Insight # 1 – Growth of E-Money
The paper puts forward six reasons which will lead to rapid adoption of E-Money and the three that I found most compelling are Convenience; Costs and Network Effects. In these factors, the Big Tech companies have an inherent advantage over banks as noted in a previous post since they have figured out the most effective way to design products that are uncomplicated; have the infrastructure to harness the network effects and can compress the per unit transaction costs to be minimal or free. The effect of these factors is already seen in countries like China and Kenya where use of electronic money is now more ubiquitous than that of bank transactions. All of us are aware through our daily interactions of the convenience and ease of electronic payments (think Venmo or Zelle) which happens immediately compared to eons for bank to bank transactions and the added advantage is that these happen at a fraction of the cost or even free. The Network effect is particularly compelling since as more of your friends, colleagues and service providers (plumber, electrician)/vendors start using one of these forms of money there will be more reasons for you to start using it yourself.
Insight # 2 – Impact on Banks and Consequences
So, if E-Money takes off then what will happen to the Banking Industry? Like the Good, The Bad and the Ugly there are 3 likely scenarios hypothesized by the paper and all of them result in disruption to current status quo for Banks. But to be fair, there are extensive regulatory and legal issues to be addressed before that to ensure the safety and stability of the monetary system as well as to provide for customer protection, safety, data privacy, AML controls.
(1) Coexistence of Digital Money and B-Money – this is the most likely scenario but will still not be optimal for banks as they will lose some deposits to E-Money and also lose client facing transactions and data. Banks would have to compete for deposits and customer interaction/data by creating more value or offering similar products.
(2) Complementary existence – this is the middle road where E-Money providers (and cryptocurrencies and I-Money if it takes off) complement traditional banks by going after the unbanked products or population as is happening in some emerging market countries (Kenya with M-Pesa) or partner with banks in developed countries. This scenario is the least impactful to the banks.
(3) Takeover of E-Money – this scenario envisions a revolutionary re-make of the banking industry whereby banks are marginalized and reduced to using wholesale funding and majority of the deposits are captured by E-Money and other Digital Money providers.

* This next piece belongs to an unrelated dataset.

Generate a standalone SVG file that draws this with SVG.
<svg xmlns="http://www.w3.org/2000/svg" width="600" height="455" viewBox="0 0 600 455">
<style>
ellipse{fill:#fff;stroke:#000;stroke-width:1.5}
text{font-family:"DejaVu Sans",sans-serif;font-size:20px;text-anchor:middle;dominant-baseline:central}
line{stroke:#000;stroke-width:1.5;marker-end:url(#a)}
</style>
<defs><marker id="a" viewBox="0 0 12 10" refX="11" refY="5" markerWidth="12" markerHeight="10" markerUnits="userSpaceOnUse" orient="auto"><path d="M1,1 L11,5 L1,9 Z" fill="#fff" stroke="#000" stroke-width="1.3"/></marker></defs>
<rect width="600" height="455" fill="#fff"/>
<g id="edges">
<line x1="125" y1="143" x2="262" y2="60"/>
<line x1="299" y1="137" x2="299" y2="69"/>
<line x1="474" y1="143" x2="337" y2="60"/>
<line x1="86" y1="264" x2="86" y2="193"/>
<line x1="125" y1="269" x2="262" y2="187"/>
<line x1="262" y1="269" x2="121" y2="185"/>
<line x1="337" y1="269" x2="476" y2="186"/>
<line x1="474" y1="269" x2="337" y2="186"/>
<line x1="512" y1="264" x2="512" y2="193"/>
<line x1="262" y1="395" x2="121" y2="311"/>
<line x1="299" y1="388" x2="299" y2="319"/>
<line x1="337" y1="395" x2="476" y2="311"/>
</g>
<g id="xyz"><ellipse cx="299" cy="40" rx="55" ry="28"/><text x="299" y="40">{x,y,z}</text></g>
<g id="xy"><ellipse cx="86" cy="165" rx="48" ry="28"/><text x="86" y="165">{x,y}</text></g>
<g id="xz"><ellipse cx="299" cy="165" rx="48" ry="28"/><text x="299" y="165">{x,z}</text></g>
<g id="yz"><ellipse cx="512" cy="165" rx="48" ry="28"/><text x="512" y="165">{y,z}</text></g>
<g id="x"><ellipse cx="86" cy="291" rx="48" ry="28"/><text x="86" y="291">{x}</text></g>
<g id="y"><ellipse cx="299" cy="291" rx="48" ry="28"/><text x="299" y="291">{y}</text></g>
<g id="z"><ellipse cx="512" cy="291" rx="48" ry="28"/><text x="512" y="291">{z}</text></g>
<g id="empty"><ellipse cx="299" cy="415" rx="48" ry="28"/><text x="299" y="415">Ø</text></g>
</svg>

This scenario is most impactful to the Banks and will be death toll.
In my view, these scenarios are not mutually exclusive and we could have all three happening in varying degrees in different areas of financial sector/products.
Insight # 3 – Role of Central Banks
A challenging but not entirely unforeseeable scenario posed by the authors is where central banks allow E-Money providers to hold reserves at central banks such that central banks can use those reserves to facilitate settlements between E-Money providers similar to how they do now for banks. This will of course give a tremendous boost to the E-Money providers since it will offer stability and interoperability for payment settlements and will additionally add safety to monetary system but will come at the cost of oversight and scrutiny of them by the regulators and governments. The second role of the central banks in future could be to offer a central bank digital currency (CDBC) which can be done in partnership with E-Money providers or by the central bank itself. This will of course will be transformative and shake up the entire ecosystem but again is not outside the realm of possibility.